Many statisticians consider R invaluable for statistical analysis, but it has a couple of drawbacks to counteract its advantages.
- Powerful Capabilities: With dozens of built-in functions, data manipulation, and analytical tools, R is a force to be reckoned with in the field of statistical analysis.
- Endless Functionality: There’s so much you can do with the R language, from importing and cleaning data to exploratory data analysis, visualization, and so on.
- Open-Source and Free: R is free to use and open-source, with no license costs or subscription fees. It’s accessible to all, from stats students to high-end research teams, with an active community of users and developers pushing the language to its limits.
- Complicated to Learn: Arguably the biggest downside of statistical analysis in R is the steep learning curve of the language itself. There are lots of codes and functions to learn, and you won’t be able to get much done without a strong knowledge of the language.

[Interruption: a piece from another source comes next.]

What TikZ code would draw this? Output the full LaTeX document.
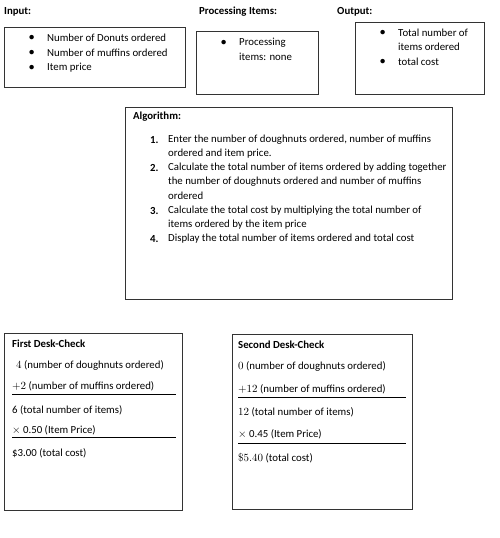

- Confusing Errors: R often produces confusing or unclear error messages when a code or function isn’t correct. This makes it difficult, particularly for new users, to figure out what’s gone wrong and how to fix it.
Overall, R is without a doubt a powerful, effective tool for basic statistical analysis and deeper dives into your data. But, for many, it’s very challenging to learn and even harder to master, so a lot of stats experts never quite manage to make the most of the R language.
Julius AI can help with that. It’s the most advanced AI data analyst, capable of reading, sorting, and drawing info from vast amounts of data in a fraction of the time it would take even a seasoned statistician. It’s even capable of using R’s many functions to help you learn more about your data, without having to know R by heart. Try it out today and take a deeper dive into your stats.
What statistical test to use in R?
The choice of statistical test in R depends on your data and research question. For example, use a t-test for comparing means, chi-square tests for categorical data, or ANOVA for comparing means across multiple groups. R provides a wide array of tests, all accessible through built-in functions or packages like stats and car.
Why is R so good for statistics?
R excels in statistics because it was designed specifically for data analysis and statistical computing. It offers a vast library of built-in functions, packages for advanced modeling, and tools for data visualization, all while being free and open-source. Its adaptability and strong community support make it a favorite for statisticians and data scientists worldwide.